To me, it's very suspicious that the GHF report numbers for malaria, diarrhoeal, and malnutrition deaths are all EXACTLY 2.0 times the values in the WHO chapter by McMichael et al. I don't see any scientifically legitimate way for the GHF report to get numbers that are EXACTLY 2X the McMichael et al. numbers.

SEWilco said...

They don't mention subtracting any deaths due to fewer problems with cold.

Ben Pile said...

The claim that climate change is the 'fastest growing' 'humanitarian concern' is entirely bogus.

Even it were 'the fastest growing', at what point does 'rate of change' make an issue more pressing than the magnitude of the problem it exists in contrast to?

More to the point, a response to the problems caused by Malaria, at the scale of the many and varied very well-resourced institutions that have been established throughout the world to research and 'combat climate change', would make it much more likely that nobody died, or suffered from malaria, whatever the cause of it was.

Where is the Intergovernmental Panel on Malaria Prevention? Where are the environmental activists demanding action now, and that 'malaria will be worse for the poor'? Where are the former senior economists at the world bank reviewing the costs and benefits of eradicating versus not eradicating malaria? Etc.

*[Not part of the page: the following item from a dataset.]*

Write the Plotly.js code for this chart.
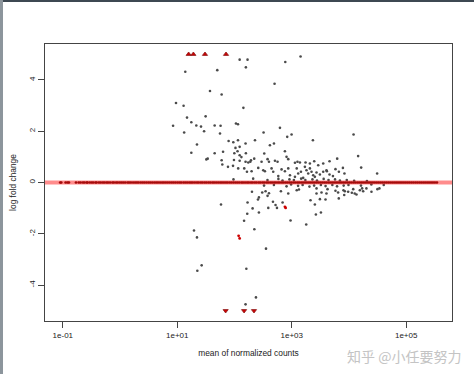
<!DOCTYPE html>
<html>
<head>
<meta charset="utf-8">
<script src="https://cdn.plot.ly/plotly-3.0.1.min.js"></script>
<style>
html,body{margin:0;padding:0;background:#fff;}
#chart{width:474px;height:374px;}
</style>
</head>
<body>
<div id="chart"></div>
<script>
// ---- data (mean of normalized counts, log fold change) ----
const upMean = [123,169,771,1426,13.8,50,158,501,37.3,59.6,
  9.5,12.9,143,8.45,14.8,17.6,21.5,26.0,31.3,45.0,
  57.1,13.2,29.4,55.8,106,115,22.1,17.6,45.0,63.1,
  78.9,95.3,115,104,123,156,113,99.3,123,132,
  158,32.2,34.0,59.6,61.2,76.9,94.2,116,97.9,123,
  156,189,148,165];
const upLfc = [4.79,4.79,4.70,4.91,4.32,4.38,4.49,3.85,3.57,3.43,
  3.10,2.99,2.91,2.21,2.53,2.35,2.22,2.18,2.58,2.22,
  2.21,1.95,2.00,1.91,2.30,2.27,1.48,1.16,1.14,1.20,
  1.62,1.57,1.65,1.35,1.39,1.52,1.22,1.14,1.06,0.99,
  1.14,0.90,0.93,0.87,0.70,0.61,0.65,0.55,0.88,0.85,
  0.81,0.81,0.55,0.42];

const midMean = [228,322,416,489,622,834,993,2344,760,331,
  221,194,174,297,378,400,509,565,811,869,
  1138,1259,1390,1742,2075,2472,2904,3548,260,318,
  340,444,475,664,760,869,931,1222,1297,1449,
  1698,1811,1941,2075,2218,2371,2710,3105,3548,4046,
  199,582,1138,1585,2535,12023,14454,6223,4571,16331,
  31046,5808,7834,4111,6668,8337,4571,5248];
const midLfc = [1.65,1.95,1.45,1.52,2.13,1.78,1.87,1.65,1.22,1.13,
  0.93,0.87,0.78,0.81,0.91,0.81,0.85,0.81,1.00,0.91,
  0.77,0.81,0.78,0.78,0.74,0.83,0.67,0.74,0.57,0.48,
  0.44,0.55,0.42,0.51,0.44,0.55,0.28,0.55,0.35,0.42,
  0.61,0.48,0.35,0.55,0.42,0.28,0.39,0.31,0.42,0.48,
  0.44,0.25,0.22,0.18,0.22,1.87,1.03,0.93,0.83,0.58,
  0.35,0.52,0.57,0.44,0.42,0.35,0.31,0.25];

const downMean = [202,305,349,400,267,257,378,169,207,267,
  389,470,521,552,58.1,167,147,222,19.6,22.1,
  355,
  647,869,1222,1337,2128,2535,2710,2710,3311,4217,
  4046,3105,3890,5808,6457,8017,8472,9683,6637,8260,
  11858,12589,11220,13521,15488,16982,17701,20184,24717,31413,
  34041,692,
  953,1791,2642,3236,22.4,26.7,161,237,156];
const downLfc = [-0.36,-0.39,-0.34,-0.42,-0.58,-0.66,-0.52,-0.78,-1.01,-1.17,
  -0.99,-0.75,-0.88,-0.99,-0.86,-1.22,-1.49,-1.82,-1.87,-2.14,
  -2.58,
  -0.34,-0.43,-0.30,-0.27,-0.69,-0.86,-0.23,-0.43,-0.39,-0.26,
  -0.43,-0.65,-0.66,-0.32,-0.39,-0.30,-0.34,-0.36,-0.62,-0.49,
  -0.26,-0.43,-0.40,-0.47,-0.30,-0.23,-0.34,-0.23,-0.36,-0.26,
  -0.23,-0.78,
  -1.48,-1.64,-1.25,-1.17,-3.44,-3.23,-3.36,-4.48,-4.75];

const nearMean = [96,212,377,585,690,912,1090,1460,1730,2300,2760,3610,4390,5710,6940,9150,12300,20600,
  328,488,812,975,1290,1550,2040,2460,3230,3900,5120,6190,8080,9800,16200,24600,40500];
const nearLfc = [0.12,0.15,0.10,0.14,0.08,0.12,0.10,0.15,0.10,0.12,0.08,0.14,0.10,0.12,0.08,0.10,0.07,0.06,
  -0.12,-0.10,-0.15,-0.08,-0.13,-0.10,-0.16,-0.12,-0.10,-0.14,-0.10,-0.15,-0.12,-0.10,-0.12,-0.08,-0.10];

// genes with fold change of (about) zero: a dense band along the line
const flatMean = [0.09,0.094,0.112,0.121,0.128,
  0.17,0.19,0.205,0.225,0.24,0.262,0.27,0.295,0.318,0.34,0.372,0.39,0.428,0.46,0.5,0.535,0.58,0.618,0.67,0.735,0.78,0.852,0.91,0.985,
  1.06,1.14,1.23,1.35,1.44,1.55,1.69,1.83,1.97,2.11,2.3,2.49,2.68,2.9,3.14,3.38,3.66,3.97,4.28,4.61,5.0,5.42,5.83,6.31,6.82,7.38,8.0,8.62,9.3,
  10.1,10.9,11.7,12.8,13.8,14.9,16.2,17.4,18.7,20.3,22.1,23.7,25.8,27.7,30.1,32.4,35.2,37.9,41.2,44.1,47.8,51.9,56.2,60.4,65.3,70.6,75.9,82.4,88.7,96.1,
  104,112,121,132,141,153,166,178,194,208,226,243,265,284,309,332,361,388,421,454,493,530,575,619,672,724,784,846,916,988,
  1071,1153,1252,1348,1462,1578,1707,1843,1996,2153,2332,2517,2723,2938,3182,3436,3721,4015,4353,4698,5084,5487,5943,6418,6947,7495,8114,8768,9485,
  10260,11070,11990,12940,14010,15120,16370,17680,19130,20660,22360,24150,26130,28230,30540,32990,35690,38560,41720,45070,48750,52680,56970,61570,66590,71960,77820,84110,90950,98310,
  106300,114800,124200,134200,145300,156900,169800,183400,198400,214300,231900,250500,271000,292800,316800,344000];

// significant genes
const sigMean = [760,782,118,123];
const sigLfc = [-0.95,-0.99,-2.08,-2.18];

// genes beyond the y limits (drawn as triangles at the limit)
const yLimit = 5;
const overMean = [15.8,19.1,30.5,71.1];
const underMean = [70,147,219];

// axis ticks
const xTickVals = [0.1, 10, 1000, 100000];
const xTickText = ['1e-01','1e+01','1e+03','1e+05'];
const yTickVals = [-4,-2,0,2,4];
const yTickText = ['-4','-2','0','2','4'];

// ---- styling ----
const colNonSig = '#4a4a4a';
const colSig = '#cd0000';
const fontFam = '"Liberation Sans", Arial, Helvetica, sans-serif';

const nsMarker = {color: colNonSig, size: 2.6};

const traces = [
  {x: flatMean, y: flatMean.map(() => 0), type: 'scatter', mode: 'markers', marker: {color: '#5c1414', size: 2.7}, hoverinfo: 'skip'},
  {x: upMean, y: upLfc, type: 'scatter', mode: 'markers', marker: nsMarker},
  {x: midMean, y: midLfc, type: 'scatter', mode: 'markers', marker: nsMarker},
  {x: downMean, y: downLfc, type: 'scatter', mode: 'markers', marker: nsMarker},
  {x: nearMean, y: nearLfc, type: 'scatter', mode: 'markers', marker: nsMarker},
  {x: sigMean, y: sigLfc, type: 'scatter', mode: 'markers', marker: {color: colSig, size: 2.8}},
  {x: overMean, y: overMean.map(() => yLimit), type: 'scatter', mode: 'markers',
   marker: {symbol: 'triangle-up', color: colSig, size: 4.5, line: {width: 0.8, color: '#8b1a1a'}}},
  {x: underMean, y: underMean.map(() => -yLimit), type: 'scatter', mode: 'markers',
   marker: {symbol: 'triangle-down', color: colSig, size: 4.5, line: {width: 0.8, color: '#8b1a1a'}}}
];

const W = 474, H = 374, mL = 45, mR = 22, mT = 44, mB = 53;
const pw = W - mL - mR, ph = H - mT - mB;
const px2x = p => (p - mL) / pw;
const py2y = p => (H - mB - p) / ph;

const layout = {
  width: W, height: H,
  margin: {l: mL, r: mR, t: mT, b: mB, pad: 0},
  paper_bgcolor: '#ffffff', plot_bgcolor: '#ffffff',
  showlegend: false,
  font: {family: fontFam, color: '#222', size: 8},
  xaxis: {
    type: 'log', range: [-1.311, 5.80],
    tickvals: xTickVals, ticktext: xTickText,
    ticks: 'outside', ticklen: 6, tickwidth: 1, tickcolor: '#444',
    showline: true, mirror: true, linecolor: '#444', linewidth: 1,
    showgrid: false, zeroline: false,
    tickfont: {size: 8, family: fontFam, color: '#222'},
    title: {text: 'mean of normalized counts', font: {size: 8.4, family: fontFam, color: '#222'}, standoff: 11}
  },
  yaxis: {
    range: [-5.4, 5.4],
    tickvals: yTickVals, ticktext: yTickText, tickangle: -90,
    ticks: 'outside', ticklen: 6, tickwidth: 1, tickcolor: '#444',
    showline: true, mirror: true, linecolor: '#444', linewidth: 1,
    showgrid: false, zeroline: false,
    tickfont: {size: 8, family: fontFam, color: '#222'},
    title: {text: 'log fold change', font: {size: 8.4, family: fontFam, color: '#222'}, standoff: 9}
  },
  shapes: [
    {type: 'line', xref: 'paper', yref: 'y', x0: 0, x1: 1, y0: 0, y1: 0,
     line: {color: 'rgba(255,0,0,0.45)', width: 4}, layer: 'above'},
    // screenshot frame: top bar and left border
    {type: 'rect', xref: 'paper', yref: 'paper', x0: px2x(0), x1: px2x(W), y0: py2y(2), y1: py2y(0),
     fillcolor: '#3d4852', line: {width: 0}},
    {type: 'rect', xref: 'paper', yref: 'paper', x0: px2x(0), x1: px2x(3), y0: py2y(H), y1: py2y(0),
     fillcolor: '#8c959c', line: {width: 0}}
  ],
  annotations: [
    {text: '知乎 @小任要努力', xref: 'paper', yref: 'paper', x: px2x(463), y: py2y(356),
     xanchor: 'right', yanchor: 'middle', showarrow: false,
     font: {family: '"Noto Sans CJK SC", sans-serif', size: 14, color: '#c4c4c4'}}
  ]
};

Plotly.newPlot('chart', traces, layout, {staticPlot: true, displayModeBar: false});
</script>
</body>
</html>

In Fust's words we see 'humanitarian concerns' being held hostage to environmentalism in its ideological form. The problem is that it takes phenomena such as malaria, and even poverty, as inevitabilities that can only be mediated, rather than abolished. To maintain that the eradication of malaria, and the abolition of poverty are possible aims is to undermine ideological environmentalism. It is predicated on the impossibility of such aims because the means to produce such ends are inevitably 'unsustainable'. Otherwise, we could just make an argument for development of the kind that would eradicate Malaria, leading to no deaths from 'climate change'. So much for 'humanitarian concerns', then.